Ma, come detto, dire Iréne Jacob non significa solo dire cinema, ma anche musica, in particolare jazz, infatti – racconta lei stessa – “ho tre fratelli, il più piccolo è musicista, Francis: lui è stato un sole della mia infanzia, ma presto è andato negli Stati Uniti. Io avevo un po’ di nostalgia di quel rapporto così gli ho proposto di fare un album: io ho scritto i testi e cantato, lui ha composto la musica. È stato fantastico. È un investimento a lungo termine. Poi abbiamo fatto un secondo disco. Sono due opere artigianali e ne faremo altri: nella vita bisogna avere progetti…”.
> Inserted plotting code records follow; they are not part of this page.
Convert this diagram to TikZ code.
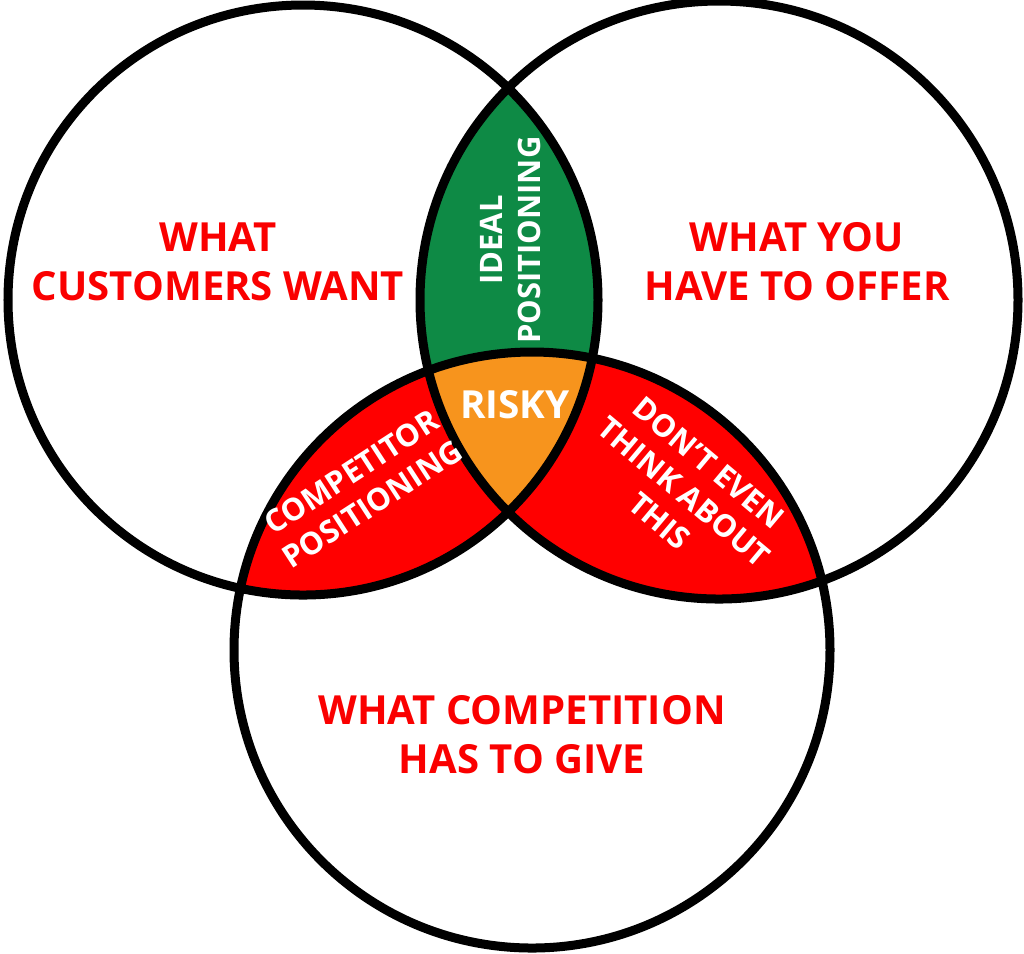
\documentclass[tikz,border=0pt]{standalone}
\usepackage{fontspec}
\setmainfont{Open Sans}
\usepackage{tikz}
\definecolor{vgreen}{RGB}{14,138,69}
\definecolor{vred}{RGB}{255,0,0}
\definecolor{vorange}{RGB}{247,148,29}
\definecolor{vtext}{RGB}{250,0,0}
\tikzset{
  ring/.style={draw=black,line width=0.09cm},
  outer/.style={font=\bfseries\fontsize{11.4}{14}\selectfont,text=vtext,align=center},
  inner/.style={font=\bfseries\fontsize{8.8}{10.8}\selectfont,text=white,align=center}
}
\begin{document}
\begin{tikzpicture}[x=0.01cm,y=-0.01cm]
  \useasboundingbox (0,0) rectangle (1024,953);
  \def\circL{(303,300) circle (295)}
  \def\circR{(719,300) circle (299)}
  \def\circB{(532,650) circle (298)}
  \fill[white] (0,0) rectangle (1024,953);
  % overlaps
  \begin{scope}
    \clip \circL; \fill[vgreen] \circR;
  \end{scope}
  \begin{scope}
    \clip \circL; \fill[vred] \circB;
  \end{scope}
  \begin{scope}
    \clip \circR; \fill[vred] \circB;
  \end{scope}
  \begin{scope}
    \clip \circL; \clip \circR; \fill[vorange] \circB;
  \end{scope}
  \draw[ring] \circL;
  \draw[ring] \circR;
  \draw[ring] \circB;
  % labels
  \node[outer] (want) at (218,262) {WHAT\\CUSTOMERS WANT};
  \node[outer] (offer) at (797,262) {WHAT YOU\\HAVE TO OFFER};
  \node[outer] (give) at (522,735) {WHAT COMPETITION\\HAS TO GIVE};
  \node[inner,rotate=90] (ideal) at (511,240) {IDEAL\\POSITIONING};
  \node[inner,font=\bfseries\fontsize{11}{13}\selectfont] (risky) at (515,405) {RISKY};
  \node[inner,rotate=33] (comp) at (362,488) {COMPETITOR\\POSITIONING};
  \node[inner,rotate=-40] (dont) at (684,492) {DON’T EVEN\\THINK ABOUT\\THIS};
\end{tikzpicture}
\end{document}
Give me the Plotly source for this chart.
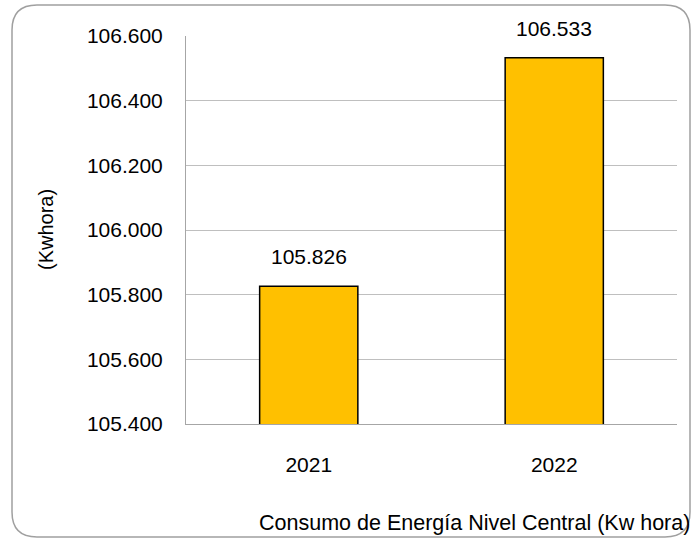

E Jacob resta fedelissima a questo suo credo, tanto da aver anche scritto un libro, Big Bang. Perché scrivere, e perché scrivere “della nascita dell’universo”? Perché – spiega lei – “un’attrice passa il tempo a leggere testi degli altri. Io avevo scritto qualche testo qui e là, e questo libro l’ho scritto anche perché mio papà era un fisico e, finché io sono nata, c’era il mistero del Big Bang: una nuova percezione dell’universo, una ricerca che mi ha molto toccata, in cui l’intimo è connesso all’universale. È un po’ come nella recitazione: più si è personali e a più persone ‘si arriva’. Quando mio padre è morto, io ero incinta, e così ho avuto voglia di scrivere su qualcuno che non c’era più ma – al tempo stesso – era tangibile: scrivevo di un ricordo ma anche di qualcuno che stava per arrivare, tra morte e nascita; questo mistero ordinario mi piace anche nelle storie che interpreto. Il libro è un omaggio a questo: cosa vuol dire trasformarsi e dare vita, volevo parlare di come si sia connessi a qualcosa di più grande di quel che si conosce. Questo libro è stato un modo per parlare della morte, così della nascita”.